The Princess cut has become a very popular cut all over the world and now ranks as the second most popular diamond cut in the New Zealand market.

  • The Princess was developed in the 1970's as the Quadrillion.
  • Preferably square in shape, with corners on, the Princess can also be rectangular it is a modified Brilliant cut, usually with a minimum 57 facets (21 Crown Facets, 32 Pavilion Facets and 4 Girdle Facets).
  • Well made Princess cut diamonds show very good brilliance. Always try to buy Princess with some crown height as a lot of Princess can be very flat in the crown and have very large tables.

 

Cushion

The cushion cut is a square or rectangular diamond cut with rounded corners, somewhat resembling a pillow shape, hence the name.

  • It is a variation on the brilliant cut and cushions can come in different faceting patterns.
  • They tend to have good brilliance, but slightly less brilliance than round diamonds.
  • They usually have 58 facets, but some have more because there are a number of branded cushion cuts on the market
  • A popular shape in New Zealand due to it's antique appearance when mounted and a good shape for halo type designs. 

 

Pear

Well cut Pear shapes are beautiful looking diamonds. Demand in New Zealand is limited but has increased recently, especially in larger sizes. Pears make excellent ring and pendant stones and can visually appear much larger than their actual weight is.

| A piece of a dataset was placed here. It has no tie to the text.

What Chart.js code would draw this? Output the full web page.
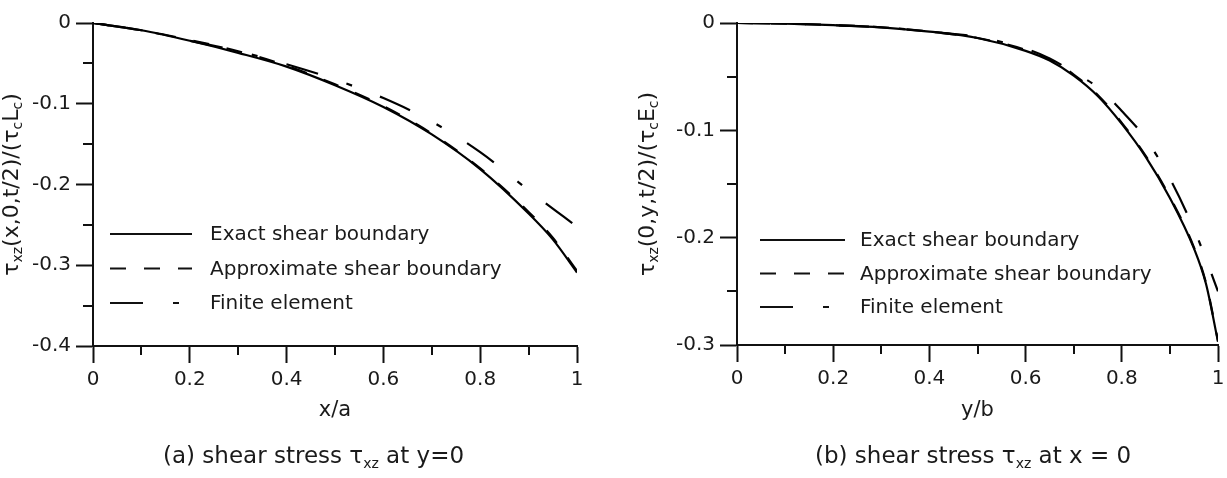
<!DOCTYPE html>
<html>
<head>
<meta charset="utf-8">
<script src="https://cdn.jsdelivr.net/npm/chart.js@4/dist/chart.umd.min.js"></script>
<style>
  html, body { margin: 0; padding: 0; background: #fff; }
  #wrap { position: relative; width: 1227px; height: 478px; overflow: hidden; }
  .pane { position: absolute; top: 0; }
</style>
</head>
<body>
<div id="wrap">
  <div class="pane" style="left:0"><canvas id="chartA" width="612" height="478"></canvas></div>
  <div class="pane" style="left:612px"><canvas id="chartB" width="615" height="478"></canvas></div>
</div>
<script>
  // --- datos (a): tau_xz a lo largo de x/a, y=0 ---
  const xA      = [0, 0.1, 0.2, 0.3, 0.4, 0.5, 0.6, 0.7, 0.8, 0.9, 0.95, 1.0];
  const exactA  = [0, -0.009, -0.022, -0.037, -0.054, -0.077, -0.104, -0.138, -0.181, -0.236, -0.268, -0.309];
  const approxA = [0, -0.009, -0.021, -0.035, -0.053, -0.076, -0.103, -0.137, -0.180, -0.234, -0.266, -0.307];
  const feA     = [0, -0.009, -0.022, -0.035, -0.051, -0.070, -0.093, -0.122, -0.160, -0.207, -0.230, -0.252];

  // --- datos (b): tau_xz a lo largo de y/b, x=0 ---
  const yB      = [0, 0.1, 0.2, 0.3, 0.4, 0.5, 0.6, 0.65, 0.7, 0.75, 0.8, 0.85, 0.9, 0.95, 0.975, 1.0];
  const exactB  = [0, -0.0005, -0.002, -0.004, -0.008, -0.014, -0.026, -0.035, -0.049, -0.068, -0.094, -0.125, -0.163, -0.210, -0.243, -0.297];
  const approxB = [0, -0.0005, -0.002, -0.004, -0.008, -0.014, -0.025, -0.034, -0.048, -0.067, -0.093, -0.124, -0.162, -0.209, -0.242, -0.296];
  const feB     = [0, -0.0005, -0.002, -0.004, -0.008, -0.013, -0.024, -0.033, -0.046, -0.060, -0.082, -0.108, -0.145, -0.192, -0.220, -0.250];

  const xTicksA = [0, 0.2, 0.4, 0.6, 0.8, 1];

  const seriesNames = ['Exact shear boundary', 'Approximate shear boundary', 'Finite element'];
  const dashes = [[], [16, 18], [33, 30, 6, 30]];

  const FONT = '"DejaVu Sans", sans-serif';
  const INK = '#111';
  const TXT = '#1a1a1a';

  const near = (a, b) => Math.abs(a - b) < 1e-6;
  const fmt = v => String(Number(v.toFixed(1)));

  // texto con subindices: [{t, sub}]
  function richWidth(ctx, segs, size) {
    let w = 0;
    segs.forEach(s => {
      ctx.font = (s.sub ? Math.round(size * 0.62) : size) + 'px ' + FONT;
      w += ctx.measureText(s.t).width;
    });
    return w;
  }
  function drawRich(ctx, segs, x, y, size, align) {
    let cx = align === 'center' ? x - richWidth(ctx, segs, size) / 2 : x;
    ctx.textAlign = 'left';
    ctx.textBaseline = 'middle';
    segs.forEach(s => {
      const fs = s.sub ? Math.round(size * 0.62) : size;
      ctx.font = fs + 'px ' + FONT;
      ctx.fillText(s.t, cx, s.sub ? y + size * 0.3 : y);
      cx += ctx.measureText(s.t).width;
    });
  }

  const decorPlugin = {
    id: 'decor',
    afterDraw(chart, args, o) {
      const ctx = chart.ctx;
      const ca = chart.chartArea;
      const sx = chart.scales.x, sy = chart.scales.y;
      ctx.save();
      ctx.strokeStyle = INK;
      ctx.lineWidth = 2;
      // ticks menores
      ctx.beginPath();
      for (let v = 0.1; v < 1; v += 0.2) {
        const px = Math.round(sx.getPixelForValue(v));
        ctx.moveTo(px, ca.bottom); ctx.lineTo(px, ca.bottom + 9);
      }
      for (let v = -0.05; v > sy.min; v -= 0.1) {
        const py = Math.round(sy.getPixelForValue(v));
        ctx.moveTo(ca.left - 10, py); ctx.lineTo(ca.left, py);
      }
      ctx.stroke();

      ctx.fillStyle = TXT;
      // titulo eje x
      ctx.font = '21px ' + FONT;
      ctx.textAlign = 'center';
      ctx.textBaseline = 'middle';
      ctx.fillText(o.xTitle, (ca.left + ca.right) / 2, o.xTitleY);
      // titulo eje y (rotado)
      ctx.save();
      ctx.translate(o.yTitleX, (ca.top + ca.bottom) / 2);
      ctx.rotate(-Math.PI / 2);
      drawRich(ctx, o.yTitle, 0, 0, 22, 'center');
      ctx.restore();
      // pie de figura
      drawRich(ctx, o.caption, o.captionX, o.captionY, 23, 'left');

      // leyenda
      chart.data.datasets.forEach((ds, i) => {
        const ly = o.legendY + i * o.legendGap;
        ctx.setLineDash(ds.borderDash || []);
        ctx.lineWidth = 2.2;
        ctx.beginPath();
        ctx.moveTo(o.legendX, ly); ctx.lineTo(o.legendX + o.legendLen, ly);
        ctx.stroke();
        ctx.setLineDash([]);
        ctx.font = '20px ' + FONT;
        ctx.textAlign = 'left';
        ctx.textBaseline = 'middle';
        ctx.fillText(ds.label, o.legendTextX, ly + 1);
      });
      ctx.restore();
    }
  };

  function makeChart(id, xs, series, yMin, yWidth, padRight, xHeight, decor) {
    const datasets = series.map((vals, i) => ({
      label: seriesNames[i],
      data: xs.map((x, k) => ({ x, y: vals[k] })),
      borderColor: '#000',
      borderWidth: 2.2,
      borderDash: dashes[i],
      pointRadius: 0,
      fill: false,
      cubicInterpolationMode: 'monotone'
    }));

    new Chart(document.getElementById(id).getContext('2d'), {
      type: 'line',
      data: { datasets },
      plugins: [decorPlugin],
      options: {
        responsive: false,
        animation: false,
        devicePixelRatio: 1,
        layout: { padding: { left: 0, right: padRight, top: 23, bottom: 0 } },
        plugins: { legend: { display: false }, tooltip: { enabled: false }, decor },
        scales: {
          x: {
            type: 'linear', min: 0, max: 1,
            ticks: {
              stepSize: 0.1, autoSkip: false, maxRotation: 0, padding: 5,
              color: TXT, font: { family: FONT, size: 20 },
              callback: v => xTicksA.some(t => near(t, v)) ? fmt(v) : ''
            },
            grid: {
              drawOnChartArea: false, tickLength: 17, tickWidth: 2,
              tickColor: c => xTicksA.some(t => near(t, c.tick.value)) ? INK : 'rgba(0,0,0,0)'
            },
            border: { width: 2, color: INK },
            afterFit: s => { s.height = xHeight; s.paddingLeft = 0; s.paddingRight = 0; }
          },
          y: {
            type: 'linear', min: yMin, max: 0,
            ticks: {
              stepSize: 0.1, autoSkip: false, padding: 5,
              color: TXT, font: { family: FONT, size: 20 },
              callback: v => fmt(v)
            },
            grid: { drawOnChartArea: false, tickLength: 17, tickWidth: 2, tickColor: INK },
            border: { width: 2, color: INK },
            afterFit: s => { s.width = yWidth; s.paddingTop = 0; s.paddingBottom = 0; }
          }
        }
      }
    });
  }

  makeChart('chartA', xA, [exactA, approxA, feA], -0.4, 93, 35, 132, {
    xTitle: 'x/a', xTitleY: 411, yTitleX: 12,
    yTitle: [{ t: 'τ' }, { t: 'xz', sub: true }, { t: '(x,0,t/2)/(' }, { t: 'τ' }, { t: 'c', sub: true }, { t: 'L' }, { t: 'c', sub: true }, { t: ')' }],
    caption: [{ t: '(a) shear stress ' }, { t: 'τ' }, { t: 'xz', sub: true }, { t: ' at y=0' }],
    captionX: 163, captionY: 457,
    legendX: 110, legendLen: 82, legendTextX: 210, legendY: 234, legendGap: 34.5
  });

  makeChart('chartB', yB, [exactB, approxB, feB], -0.3, 125, 9, 133, {
    xTitle: 'y/b', xTitleY: 411, yTitleX: 36,
    yTitle: [{ t: 'τ' }, { t: 'xz', sub: true }, { t: '(0,y,t/2)/(' }, { t: 'τ' }, { t: 'c', sub: true }, { t: 'E' }, { t: 'c', sub: true }, { t: ')' }],
    caption: [{ t: '(b) shear stress ' }, { t: 'τ' }, { t: 'xz', sub: true }, { t: ' at x = 0' }],
    captionX: 203, captionY: 457,
    legendX: 148, legendLen: 85, legendTextX: 248, legendY: 240, legendGap: 33.5
  });
</script>
</body>
</html>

  • Pears should have similar proportions to round diamonds, especially in table %, crown height and pavilion depth percentages.
  • Symmetry is very important in Pears.
  • Length to width ratio should be around 1.5:1.0
  • Very suitable as ring and pendant diamonds. Also used as shoulder stones in matched pairs.

 

Marquise

The Marquise cut is an elongated boat-shaped cut with curbing sides and pointed ends. The Marquise is believed to be named after the Marquise de Pompadour, a mistress of King Louis XV of France. Marquise are gaining in popularity in the New Zealand market.

  • Developed in France in the 18th Century.
  • Length to width ratio is ideally 2:1 but personal preference can see demand for longer thinner stones, or shorter wider stones.
  • Symmetry is very important and Marquise can tend to display the "bow-tie" effect in the middle of the stone if they have been cut too deep.

 

Emerald

The Emerald cut is popular in New Zealand due to it being a classic diamond cut, rectangular or square step cut with diagonally cut corners.

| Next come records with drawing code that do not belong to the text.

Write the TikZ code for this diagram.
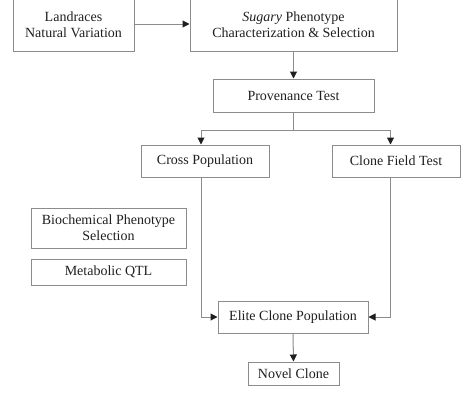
\documentclass[tikz,border=0pt]{standalone}
\usepackage{fontspec}
\setmainfont{Liberation Serif}
\usetikzlibrary{arrows.meta}
\begin{document}
\begin{tikzpicture}[x=1pt,y=-1pt,
  box/.style={draw=black!45, line width=1pt, align=center, inner sep=0pt,
    text=black!88, font=\fontsize{14}{16}\selectfont},
  conn/.style={draw=black!45, line width=1pt},
  arr/.style={conn, -{Triangle[length=7pt,width=7pt,color=black!88]}}]
\useasboundingbox (0,0) rectangle (474,402);
\node[box, minimum width=121pt, minimum height=52pt] (land) at (73.5,25) {Landraces\\Natural Variation};
\node[box, minimum width=207pt, minimum height=52pt] (sug) at (293.5,25) {\textit{Sugary} Phenotype\\Characterization \& Selection};
\node[box, minimum width=161pt, minimum height=33pt] (prov) at (293.5,95.5) {Provenance Test};
\node[box, minimum width=128pt, minimum height=32pt] (cross) at (205,161) {Cross Population};
\node[box, minimum width=128pt, minimum height=32pt] (clone) at (396,161) {Clone Field Test};
\node[box, minimum width=155pt, minimum height=40pt] (bio) at (108.5,228) {Biochemical Phenotype\\Selection};
\node[box, minimum width=155pt, minimum height=26pt] (qtl) at (108.5,272) {Metabolic QTL};
\node[box, minimum width=150pt, minimum height=32pt] (elite) at (293,317) {Elite Clone Population};
\node[box, minimum width=91pt, minimum height=23pt] (novel) at (293.5,373.5) {Novel Clone};
\coordinate (split) at (293.5,130);
\draw[arr] (land.east |- 0,24) -- (sug.west |- 0,24);
\draw[arr] (sug.south) -- (prov.north);
\draw[conn] (prov.south) -- (split);
\draw[arr] (split) -| ([xshift=-4pt]cross.north);
\draw[arr] (split) -| ([xshift=-5.5pt]clone.north);
\draw[arr] ([xshift=-4pt]cross.south) |- (elite.west);
\draw[arr] ([xshift=-5.5pt]clone.south) |- (elite.east);
\draw[arr] (elite.south) -- (novel.north);
\end{tikzpicture}
\end{document}
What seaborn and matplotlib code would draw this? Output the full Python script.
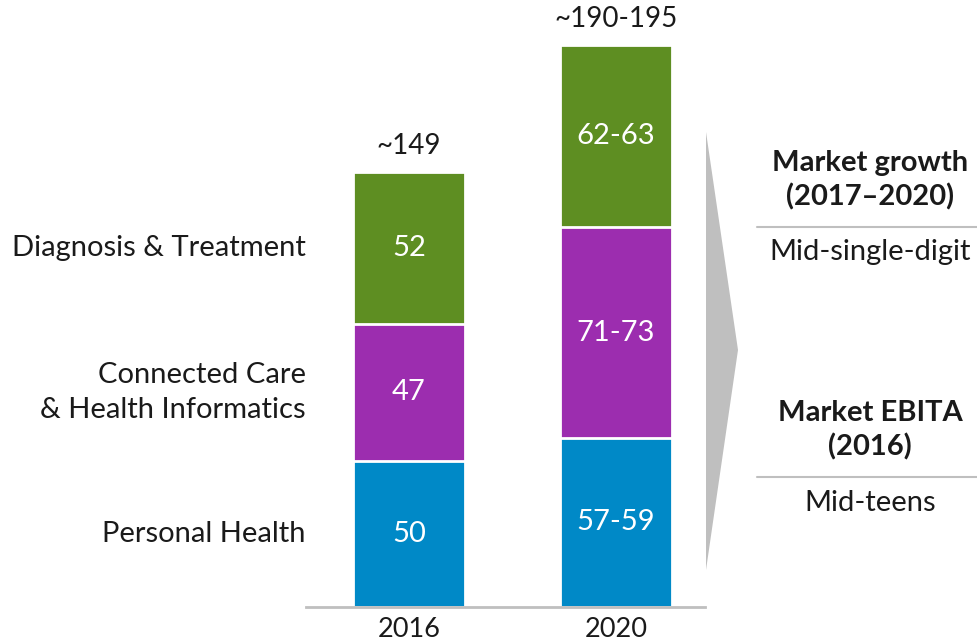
import matplotlib
matplotlib.use("Agg")
import matplotlib.pyplot as plt
import seaborn as sns
import pandas as pd
from matplotlib.patches import Polygon
from matplotlib.lines import Line2D

# ---- data ----
years = ["2016", "2020"]
segments = ["Personal Health", "Connected Care\n& Health Informatics", "Diagnosis & Treatment"]
personal = [50, 58]
connected = [47, 72]
diagnosis = [52, 62.5]
personal_labels = ["50", "57-59"]
connected_labels = ["47", "71-73"]
diagnosis_labels = ["52", "62-63"]
total_labels = ["~149", "~190-195"]

colors = {"personal": "#0089C7", "connected": "#9C2DAF", "diagnosis": "#5E8E22"}

sns.set_theme(style="white")
plt.rcParams["font.family"] = ["Lato", "DejaVu Sans"]

W, H = 977, 643
fig = plt.figure(figsize=(W / 100, H / 100), dpi=100)

# axes placement in pixels
px_per_cat = 207
left_px = 409 - 0.5 * px_per_cat
xmin, xmax = -0.5, 1.43
ymax = 200
px_per_unit = 2.92
bottom_px = 607
ax = fig.add_axes([left_px / W, (H - bottom_px) / H,
                   (xmax - xmin) * px_per_cat / W, ymax * px_per_unit / H])

df = pd.DataFrame({"year": years, "p": personal, "c": connected, "d": diagnosis})
df["pc"] = df["p"] + df["c"]
df["pcd"] = df["pc"] + df["d"]

bw = 112 / px_per_cat
for col, key in [("pcd", "diagnosis"), ("pc", "connected"), ("p", "personal")]:
    sns.barplot(data=df, x="year", y=col, color=colors[key], saturation=1,
                width=bw, edgecolor="white", linewidth=2, ax=ax, errorbar=None)

ax.set_xlim(xmin, xmax)
ax.set_ylim(0, ymax)
ax.set_xlabel("")
ax.set_ylabel("")
ax.set_yticks([])
for s in ["left", "right", "top"]:
    ax.spines[s].set_visible(False)
ax.spines["bottom"].set_color("#BFBFBF")
ax.spines["bottom"].set_linewidth(2)
ax.tick_params(axis="x", length=0, labelsize=19.5, pad=7, labelcolor="#1a1a1a")

fs = 21
for i in range(len(years)):
    p, c, d = personal[i], connected[i], diagnosis[i]
    ax.text(i, p / 2, personal_labels[i], color="white", ha="center", va="center", fontsize=fs)
    ax.text(i, p + c / 2, connected_labels[i], color="white", ha="center", va="center", fontsize=fs)
    ax.text(i, p + c + d / 2, diagnosis_labels[i], color="white", ha="center", va="center", fontsize=fs)
    ax.text(i, p + c + d + 9, total_labels[i], color="#1a1a1a", ha="center", va="center",
            fontsize=20, clip_on=False)

# segment labels at 2016 segment midpoints
seg_mid = [personal[0] / 2, personal[0] + connected[0] / 2,
           personal[0] + connected[0] + diagnosis[0] / 2]
for name, ym in zip(segments, seg_mid):
    ax.text(-0.5, ym, name, ha="right", va="center", fontsize=fs, color="#1a1a1a",
            linespacing=1.45, clip_on=False)

# right-hand chevron and notes (figure pixel coords)
def fx(x):
    return x / W

def fy(y):
    return 1 - y / H

chev = Polygon([(fx(706), fy(132)), (fx(738), fy(350)), (fx(706), fy(570))],
               closed=True, transform=fig.transFigure, facecolor="#BFBFBF", edgecolor="none")
fig.patches.append(chev)

cx = 870
fig.text(fx(cx), fy(163), "Market growth", ha="center", va="center", fontsize=fs, fontweight="bold", color="#1a1a1a")
fig.text(fx(cx), fy(197), "(2017\u20132020)", ha="center", va="center", fontsize=fs, fontweight="bold", color="#1a1a1a")
fig.lines.append(Line2D([fx(757), fx(977)], [fy(227), fy(227)], transform=fig.transFigure, color="#BFBFBF", lw=1.5))
fig.text(fx(cx), fy(252), "Mid-single-digit", ha="center", va="center", fontsize=fs, color="#1a1a1a")

fig.text(fx(cx), fy(413), "Market EBITA", ha="center", va="center", fontsize=fs, fontweight="bold", color="#1a1a1a")
fig.text(fx(cx), fy(447), "(2016)", ha="center", va="center", fontsize=fs, fontweight="bold", color="#1a1a1a")
fig.lines.append(Line2D([fx(757), fx(977)], [fy(477), fy(477)], transform=fig.transFigure, color="#BFBFBF", lw=1.5))
fig.text(fx(cx), fy(503), "Mid-teens", ha="center", va="center", fontsize=fs, color="#1a1a1a")

fig.savefig("out.png", dpi=100)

  • Emerald cuts are the most popular of the rectangular shapes, although because of the popularity of Princess cuts, square emeralds are in demand.
  • Length to width ratios should be around 1.5:1.0, but again personal preference can prevail.
  • In the New Zealand market, VS and SI clarities are the most popular, as lower clarities in Emerald cuts are very visible due to the step cut.
  • Emerald cut diamonds need to be cleaned regularly to ensure their best appearance.

 

Radiant

The Radiant cut is the proprietary name for a rectangular or square brilliant cut with 70 facets. The Radiant has gained in popularity in the New Zealand market due to its combination of the classic emerald shape and the brilliance of the round brilliant.

  • The Radiant cut was developed by Henry Grossbard in 1977.
  • Normally rectangular in shape but also popular in square.
  • Be wary of Radiants that are cut too deep and have very thick girdles.

 

Oval

The Oval is a brilliant cut diamond that can display brilliance very similar to a round stone. Ovals are quite popular in the New Zealand market especially in larger sizes.

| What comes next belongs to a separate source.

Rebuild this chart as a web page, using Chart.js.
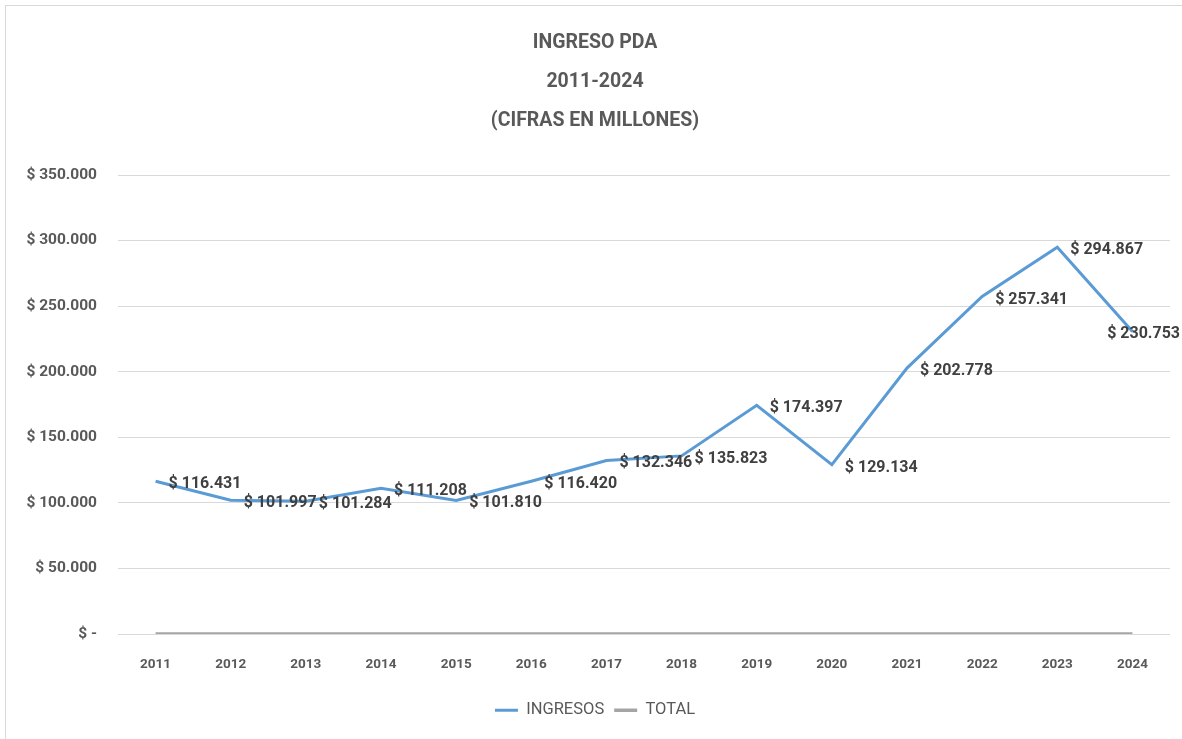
<!DOCTYPE html>
<html>
<head>
<meta charset="utf-8">
<script src="https://cdn.jsdelivr.net/npm/chart.js@4/dist/chart.umd.min.js"></script>
<style>
  html, body { margin: 0; padding: 0; background: #ffffff; }
  #wrap { position: relative; width: 1182px; height: 739px; overflow: hidden; }
  #frame { position: absolute; left: 5px; top: 5px; width: 1300px; height: 900px; border: 1px solid #d9d9d9; box-sizing: border-box; }
  canvas { position: absolute; left: 0; top: 0; }
</style>
</head>
<body>
<div id="wrap">
  <div id="frame"></div>
  <canvas id="c" width="1182" height="739"></canvas>
</div>
<script>
const years = ["2011","2012","2013","2014","2015","2016","2017","2018","2019","2020","2021","2022","2023","2024"];
const ingresos = [116431, 101997, 101284, 111208, 101810, 116420, 132346, 135823, 174397, 129134, 202778, 257341, 294867, 230753];
const total = [0,0,0,0,0,0,0,0,0,0,0,0,0,0];
const titleLines = ["INGRESO PDA", "2011-2024", "(CIFRAS EN MILLONES)"];
const seriesNames = ["INGRESOS", "TOTAL"];

const FONT = "Roboto, 'Liberation Sans', sans-serif";
const GREY = "#595959";

function fmtMoney(v) {
  if (v === 0) return "$ -";
  const s = Math.round(v).toString().replace(/\B(?=(\d{3})+(?!\d))/g, ".");
  return "$ " + s;
}

const labelPlugin = {
  id: "dataLabels",
  afterDatasetsDraw(chart) {
    const ctx = chart.ctx;
    const meta = chart.getDatasetMeta(0);
    ctx.save();
    ctx.font = "bold 16px " + FONT;
    ctx.fillStyle = "#404040";
    ctx.textBaseline = "middle";
    ctx.textAlign = "left";
    meta.data.forEach((pt, i) => {
      const txt = fmtMoney(ingresos[i]);
      const w = ctx.measureText(txt).width;
      let x = pt.x + 13;
      if (x + w > chart.width - 2) x = chart.width - 2 - w;
      ctx.fillText(txt, x, pt.y + 3);
    });
    ctx.restore();
  }
};

new Chart(document.getElementById("c"), {
  type: "line",
  data: {
    labels: years,
    datasets: [
      { label: seriesNames[0], data: ingresos, borderColor: "#5B9BD5", backgroundColor: "#5B9BD5", borderWidth: 3, pointRadius: 0, tension: 0, order: 0 },
      { label: seriesNames[1], data: total, borderColor: "#A5A5A5", backgroundColor: "#A5A5A5", borderWidth: 3.5, pointRadius: 0, tension: 0, order: 1 }
    ]
  },
  options: {
    responsive: false,
    animation: false,
    layout: { padding: { left: 20, right: 12, top: 0, bottom: 10.5 } },
    plugins: {
      title: {
        display: true,
        text: titleLines,
        color: GREY,
        font: { family: FONT, size: 19.5, weight: "bold", lineHeight: 2.0 },
        padding: { top: 24, bottom: 34 }
      },
      legend: {
        position: "bottom",
        labels: {
          color: GREY,
          font: { family: FONT, size: 16.5 },
          usePointStyle: true,
          pointStyle: "line",
          pointStyleWidth: 23,
          boxWidth: 23,
          boxHeight: 16,
          padding: 10
        }
      },
      tooltip: { enabled: false }
    },
    scales: {
      x: {
        offset: true,
        grid: { display: false, drawTicks: false },
        border: { display: false },
        ticks: { color: GREY, font: { family: FONT, size: 13.5, weight: "bold" }, padding: 23, maxRotation: 0 },
        afterFit(s) { s.height = 58; }
      },
      y: {
        min: 0, max: 350000,
        grid: { color: "#d9d9d9", lineWidth: 1, drawTicks: false },
        border: { display: false },
        ticks: { stepSize: 50000, color: GREY, font: { family: FONT, size: 15.5, weight: "bold" }, padding: 21, callback: v => fmtMoney(v) },
        afterFit(s) { s.width = 98; }
      }
    }
  },
  plugins: [labelPlugin]
});
</script>
</body>
</html>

  • Oval as with Pears should have similar proportions as a round diamond, especially in table %, crown height % and pavilion depth %.
  • Length to width ratios should be around 1.5:1 but personal preference can prevail.
  • Symmetry is important and the corners (or shoulders) should be nicely rounded to give the classic oval shape.

 

Heart

The Heart shape is the most romantic of the diamond shapes. This shape is one of the most difficult for diamond cutters to cut due to its complex shape. Basically it is a Pear shape with a cleft in the rounded end.

  • Symmetry is a major consideration for this shape.
  • Length to width ratios should ideally be 1.0:1.0
  • High shoulders and a triangular outline are not desirable.